Metro station in Paris, France

Richard-Lenoir (/fr/) is a station on Line 5 of the Paris Métro, located in the 11th arrondissement.

==Location==
The station is located under Boulevard Richard-Lenoir, alongside the covered Canal Saint-Martin, near Allée Verte and Rue Pelée.

==History==
It opened on 17 December 1906, as part of the extension of Line 5 from Place Mazas (now Quai de la Rapée) to Lancry (today Jacques Bonsergent). The name refers to Boulevard Richard-Lenoir, named after the industrialist François Richard (1765–1839) who went by the name Richard-Lenoir after the death of his business partner Joseph Lenoir-Dufresne. It saw 2,172,035 passengers entering the station in 2018, which places it in 247th position for attendance out of 302 metro stations.

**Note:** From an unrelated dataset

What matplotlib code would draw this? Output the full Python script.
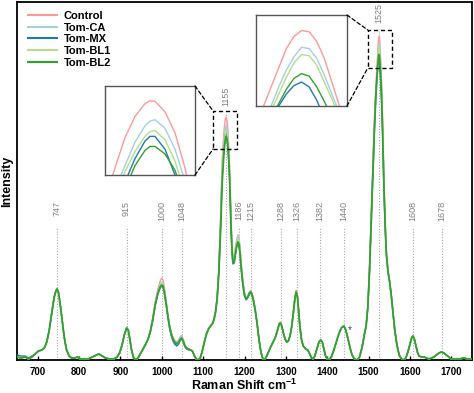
import matplotlib
matplotlib.use('Agg')
import matplotlib.pyplot as plt
from matplotlib.patches import Rectangle, ConnectionPatch
from matplotlib.lines import Line2D

plt.rcParams['font.family'] = ['Liberation Sans', 'DejaVu Sans']
plt.rcParams['mathtext.fontset'] = 'custom'
plt.rcParams['mathtext.rm'] = 'Liberation Sans'
plt.rcParams['mathtext.bf'] = 'Liberation Sans:bold'

# Raman shift (cm-1)
shift = [650, 660, 670, 678, 686, 694, 702, 710, 716, 722, 728, 734, 740, 744, 747, 750, 754, 758, 762, 766, 770, 776, 782, 790, 796, 802, 812, 822, 832, 842, 848, 856, 864, 874, 884, 892, 898,
         904, 910, 915, 919, 923, 927, 932, 938, 944, 952, 960, 966, 972, 978, 984, 990, 996, 1000, 1003, 1007, 1011, 1015, 1019, 1023, 1027, 1031, 1036, 1041, 1045, 1048, 1052, 1056, 1060, 1065, 1070, 1074, 1078, 1083, 1088, 1093, 1098,
         1103, 1108, 1113, 1118, 1122, 1126, 1130, 1134, 1138, 1142, 1146, 1148, 1150, 1152, 1154, 1155, 1156, 1158, 1160, 1162, 1164, 1166, 1168, 1170, 1172, 1175, 1178, 1181, 1184, 1186, 1189, 1192, 1196, 1200, 1204, 1208, 1212, 1215, 1218, 1222, 1226, 1230, 1234, 1238, 1242, 1246,
         1250, 1256, 1262, 1268, 1274, 1280, 1284, 1287, 1290, 1294, 1298, 1302, 1306, 1310, 1314, 1318, 1322, 1325, 1328, 1331, 1334, 1338, 1342, 1348, 1353, 1358, 1362, 1366, 1370, 1375, 1380, 1384, 1388, 1392, 1396, 1400, 1404, 1410, 1416, 1422, 1428, 1434, 1440, 1444, 1448, 1452, 1456, 1460, 1466, 1472, 1478, 1484, 1490, 1494, 1498,
         1502, 1506, 1510, 1514, 1517, 1519, 1520, 1521, 1522, 1523, 1524, 1525, 1526, 1527, 1528, 1529, 1530, 1532, 1534, 1537, 1540, 1543, 1547, 1551, 1555, 1559, 1563, 1567, 1571, 1575, 1580, 1585, 1590, 1595, 1600, 1604, 1607, 1610, 1614, 1618, 1622, 1628, 1634, 1640, 1646, 1652, 1658, 1664, 1670, 1676, 1682, 1688, 1694, 1700, 1710, 1720, 1730, 1740, 1750]

control = [3, 2, 3, 1, 3, 6, 9, 10, 12, 18, 30, 47, 63, 69, 71, 68, 57, 44, 30, 18, 10, 4, 2, 2, 3, 1, 1, 1, 3, 5, 6, 4, 2, 1, 1, 3, 7,
           15, 26, 32, 30, 20, 10, 2, 0, 3, 9, 15, 20, 29, 42, 58, 70, 79, 82, 80, 71, 58, 45, 35, 28, 23, 20, 18, 20, 23.5, 24.5, 21, 15, 12, 11, 10, 9, 5, 1, 0, 2, 9,
           18, 26, 31, 34, 36, 40, 48, 63, 92, 140, 200, 214, 227, 236, 241.5, 242.7, 242.5, 238, 229, 214, 193, 162, 134, 114, 102, 104, 112, 120, 125, 124, 114, 97, 79, 67, 62, 64, 68.5, 69.5, 67, 60, 50, 38, 24, 12, 4, 0,
           1, 6, 12, 17, 22, 30, 37, 38, 34, 27, 21, 18, 19, 24, 33, 48, 63, 70, 65, 49, 33, 20, 14, 11, 10, 6, 2, 1, 4, 11, 18, 20, 18, 11, 4, 1, 0, 3, 10, 18, 26, 32, 34, 31, 25, 18, 11, 5, 1, 0, 3, 12, 26, 34, 52,
           88, 138, 190, 240, 268, 284, 292, 300, 308, 316, 321, 323.5, 323, 319, 312, 302, 292, 268, 236, 180, 138, 108, 89, 78, 64, 47, 31, 19, 10, 4, 1, 0, 2, 8, 16, 22, 24, 22, 15, 8, 4, 3, 3, 2, 1, 2, 3, 5, 7, 8, 7, 5, 3, 1, 1, 1, 2, 1, 1]

tom_ca = [3, 2, 3, 1, 3, 6, 9, 10, 12, 18, 30, 47, 63, 69, 71, 68, 57, 44, 30, 18, 10, 4, 2, 2, 3, 1, 1, 1, 3, 5, 6, 4, 2, 1, 1, 3, 7,
          15, 26, 32, 30, 20, 10, 2, 0, 3, 9, 15, 20, 28, 41, 57, 68, 76, 78, 77, 68, 57, 44, 34, 27, 22, 19, 17, 19, 22.5, 23.5, 20, 14, 12, 11, 10, 9, 5, 1, 0, 2, 9,
          18, 26, 31, 34, 36, 40, 48, 63, 90, 136, 192, 205, 215, 225, 232, 234, 234.6, 231, 222, 208.5, 189, 160, 133, 113, 101, 103, 111, 119, 124, 123, 113, 96, 79, 67, 62, 64, 68, 69, 67, 60, 50, 38, 24, 12, 4, 0,
          1, 6, 12, 17, 22, 30, 36, 37, 34, 27, 21, 18, 19, 24, 33, 47, 62, 69, 64, 48, 33, 20, 14, 11, 10, 6, 2, 1, 4, 11, 18, 20, 18, 11, 4, 1, 0, 3, 10, 18, 26, 32, 34, 31, 25, 18, 11, 5, 1, 0, 3, 12, 26, 34, 52,
          88, 137, 188, 237, 265, 278, 284, 292, 300, 307, 312.5, 316.5, 316, 312, 305, 297, 289, 265, 233, 178, 137, 107, 88, 78, 64, 47, 31, 19, 10, 4, 1, 0, 2, 8, 16, 22, 24, 22, 15, 8, 4, 3, 3, 2, 1, 2, 3, 5, 7, 8, 7, 5, 3, 1, 1, 1, 2, 1, 1]

tom_mx = [5, 4, 4, 2, 4, 6, 9, 10, 12, 18, 30, 47, 63, 69, 71, 68, 57, 44, 30, 18, 10, 4, 2, 2, 3, 1, 1, 1, 3, 5, 6, 4, 2, 1, 1, 3, 7,
          15, 26, 32, 30, 20, 10, 2, 0, 3, 9, 15, 20, 27, 39, 54, 65, 72, 74, 73, 65, 54, 42, 31, 24, 19, 16, 14, 16, 20, 21, 18, 13, 11, 10, 10, 9, 5, 1, 0, 2, 9,
          18, 26, 31, 34, 36, 40, 48, 62, 88, 131, 183, 197, 208, 218, 225.5, 227.5, 227.5, 222, 211, 198, 180, 152, 126, 107, 96, 97, 105, 113, 117, 116, 107, 91, 75, 64, 60, 62, 66, 67, 65, 58, 49, 38, 24, 12, 4, 0,
          1, 6, 12, 17, 22, 30, 36, 37, 34, 27, 21, 18, 19, 24, 33, 47, 62, 68, 63, 48, 33, 20, 14, 11, 10, 6, 2, 1, 4, 11, 18, 20, 18, 11, 4, 1, 0, 3, 10, 18, 26, 32, 34, 31, 25, 18, 11, 5, 1, 0, 3, 12, 26, 34, 52,
          87, 134, 183, 228, 258, 274, 280, 286, 292, 297, 300.5, 302, 300, 294.5, 287, 280, 272, 252, 224, 172, 133, 105, 88, 78, 64, 47, 31, 19, 10, 4, 1, 0, 2, 8, 16, 22, 24, 22, 15, 8, 4, 3, 3, 2, 1, 2, 3, 5, 7, 8, 7, 5, 3, 1, 1, 1, 2, 1, 1]

tom_bl1 = [3, 2, 3, 1, 3, 6, 9, 10, 12, 18, 30, 47, 63, 69, 71, 68, 57, 44, 30, 18, 10, 4, 2, 2, 3, 1, 1, 1, 3, 5, 6, 4, 2, 1, 1, 3, 7,
           15, 26, 32, 30, 20, 10, 2, 0, 3, 9, 15, 20, 28, 41, 56, 67, 75, 77, 76, 67, 56, 44, 33, 26, 21, 18, 16, 18, 21.5, 22.5, 19, 14, 12, 11, 10, 9, 5, 1, 0, 2, 9,
           18, 26, 31, 34, 36, 40, 48, 62, 89, 134, 188, 201, 212.5, 221, 227.5, 229.5, 230, 226, 217, 203, 186, 157, 131, 111, 99, 100, 108, 116, 121, 120, 110, 94, 77, 66, 61, 63, 67, 68, 66, 59, 50, 38, 24, 12, 4, 0,
           1, 6, 12, 17, 22, 30, 36, 37, 34, 27, 21, 18, 19, 24, 33, 47, 62, 68, 63, 48, 33, 20, 14, 11, 10, 6, 2, 1, 4, 11, 18, 20, 18, 11, 4, 1, 0, 3, 10, 18, 26, 32, 34, 31, 25, 18, 11, 5, 1, 0, 3, 12, 26, 34, 52,
           87, 136, 187, 235, 264, 276, 282, 290, 297, 304, 310, 313.5, 313, 309, 302, 295, 287, 263, 232, 177, 136, 107, 88, 78, 64, 47, 31, 19, 10, 4, 1, 0, 2, 8, 16, 22, 24, 22, 15, 8, 4, 3, 3, 2, 1, 2, 3, 5, 7, 8, 7, 5, 3, 1, 1, 1, 2, 1, 1]

tom_bl2 = [3, 2, 3, 1, 3, 6, 9, 10, 12, 18, 30, 47, 63, 69, 71, 68, 57, 44, 30, 18, 10, 4, 2, 2, 3, 1, 1, 1, 3, 5, 6, 4, 2, 1, 1, 3, 7,
           15, 26, 32, 30, 20, 10, 2, 0, 3, 9, 15, 20, 28, 40, 55, 66, 73, 75, 74, 66, 55, 43, 33, 26, 21, 18, 16, 18, 21, 22, 19, 14, 12, 11, 10, 9, 5, 1, 0, 2, 9,
           18, 26, 31, 34, 36, 40, 48, 62, 88, 128, 177, 192, 205, 215, 221.5, 223.2, 223.2, 220, 213, 201, 181, 152, 127, 108, 97, 98, 106, 114, 118, 117, 108, 92, 76, 65, 61, 63, 67, 68, 66, 59, 50, 38, 24, 12, 4, 0,
           1, 6, 12, 17, 22, 30, 36, 37, 34, 27, 21, 18, 19, 24, 33, 47, 62, 68, 63, 48, 33, 20, 14, 11, 10, 6, 2, 1, 4, 11, 18, 20, 18, 11, 4, 1, 0, 3, 10, 18, 26, 32, 34, 31, 25, 18, 11, 5, 1, 0, 3, 12, 26, 34, 52,
           87, 135, 185, 230, 260, 276, 282, 288, 293, 299, 303.5, 305.5, 304.5, 300, 294, 287, 279, 256, 226, 175, 135, 106, 88, 78, 64, 47, 31, 19, 10, 4, 1, 0, 2, 8, 16, 22, 24, 22, 15, 8, 4, 3, 3, 2, 1, 2, 3, 5, 7, 8, 7, 5, 3, 1, 1, 1, 2, 1, 1]

names = ['Control', 'Tom-CA', 'Tom-MX', 'Tom-BL1', 'Tom-BL2']
colors = ['#fb9a99', '#a6cee3', '#1f78b4', '#b2df8a', '#33a02c']
peaks = [747, 915, 1000, 1048, 1155, 1186, 1215, 1288, 1326, 1382, 1440, 1525, 1608, 1678]

spectra = [control, tom_ca, tom_mx, tom_bl1, tom_bl2]

fig = plt.figure(figsize=(4.74, 3.93), dpi=100)
ax = fig.add_axes([17 / 474, 1 - 360 / 393, 455 / 474, 358 / 393])

for y, c, n in zip(spectra, colors, names):
    lw = 1.3 if n == 'Tom-BL2' else 1.0
    ax.plot(shift, y, color=c, lw=lw, zorder=3)

# peak markers
for p in peaks:
    if p == 1155:
        top = 273
    elif p == 1525:
        top = 357
    else:
        top = 159
    ax.plot([p, p], [0, top - 26], ls=(0, (1, 1.5)), color='#a8a8a8', lw=0.8, zorder=1)
    ax.text(p, top, str(p), rotation=90, ha='center', va='top', fontsize=6.5, color='#808080')
ax.text(1455, 30, '*', fontsize=7, color='#444444', ha='center', va='center')

ax.set_xlim(650, 1750)
ax.set_ylim(0, 358)
ax.set_yticks([])
ax.set_xticks(range(700, 1800, 100))
ax.tick_params(axis='x', direction='in', length=3, width=1, labelsize=7, pad=5)
for lab in ax.get_xticklabels():
    lab.set_fontweight('bold')
for s in ax.spines.values():
    s.set_linewidth(1.3)
ax.set_xlabel(r'Raman Shift cm$^{\mathbf{-1}}$', fontsize=9, fontweight='bold', labelpad=0.5)
ax.set_ylabel('Intensity', fontsize=9, fontweight='bold', labelpad=3)

# zoom insets
insets = [
    ([105 / 474, 1 - 175 / 393, 90 / 474, 89 / 393], (1146, 1164), (211, 249), (1124, 1183)),
    ([256 / 474, 1 - 106 / 393, 91 / 474, 91 / 393], (1519, 1531), (292, 330), (1498, 1556)),
]
for rect, xl, yl, bx in insets:
    axi = fig.add_axes(rect)
    for y, c in zip(spectra, colors):
        axi.plot(shift, y, color=c, lw=1.0)
    axi.set_xlim(*xl)
    axi.set_ylim(*yl)
    axi.set_xticks([])
    axi.set_yticks([])
    for s in axi.spines.values():
        s.set_color('#555555')
        s.set_linewidth(1.0)
    ax.add_patch(Rectangle((bx[0], yl[0]), bx[1] - bx[0], yl[1] - yl[0], fill=False,
                           ls=(0, (3, 2)), lw=1.0, ec='k', zorder=4))
    for ya, yb in [(1, yl[1]), (0, yl[0])]:
        con = ConnectionPatch(xyA=(1, ya), coordsA=axi.transAxes, xyB=(bx[0], yb), coordsB=ax.transData,
                              ls=(0, (3, 2)), lw=0.9, color='k')
        fig.add_artist(con)

handles = [Line2D([], [], color=c, lw=1.5) for c in colors]
ax.legend(handles, names, loc='upper left', bbox_to_anchor=(28 / 474, 1 - 11 / 393), bbox_transform=fig.transFigure,
          frameon=False, prop=dict(weight='bold', size=8), handlelength=2.6, handletextpad=0.6,
          labelspacing=0.15, borderpad=0, borderaxespad=0)

fig.savefig('out.png', dpi=100)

==Services for travellers==
===Access===
The station has two accesses, all of which consist of fixed stairs:
- access 1 - cnr. 65 Boulevard Richard-Lenoir / Rue Gaby-Sylvia, entrance designed by Hector Guimard is a registered as a historical monument since May 29, 1978;
- access 2 - cnr. Boulevard Richard-Lenoir / Rue Rue Pelée.

===Station layout===
| Street Level |
| B1 | Mezzanine for platform connection |
| Line 5 platforms | Side platform, doors will open on the right |
| Southbound | ← toward Place d'Italie (Bréguet–Sabin) |
| Northbound | toward Bobigny–Pablo Picasso (Oberkampf) → |
Side platform, doors will open on the right

===Platforms===
Richard-Lenoir station has a standard configuration. It has two platforms separated by the metro tracks. Established on the ground floor, the ceiling consists of a metal deck, whose beams, silver coloured, are supported by vertical walls. The platforms are in the Andreu-Motte style with a yellow light rail and green Motte seats. The tunnel exits and walls are provided with flat white tiles organised vertically. The advertising frames are metallic, and the name of the station is of Parisine typeface on enamelled plate.

===Bus connections===
The station does not have a connection with the RATP Bus Network.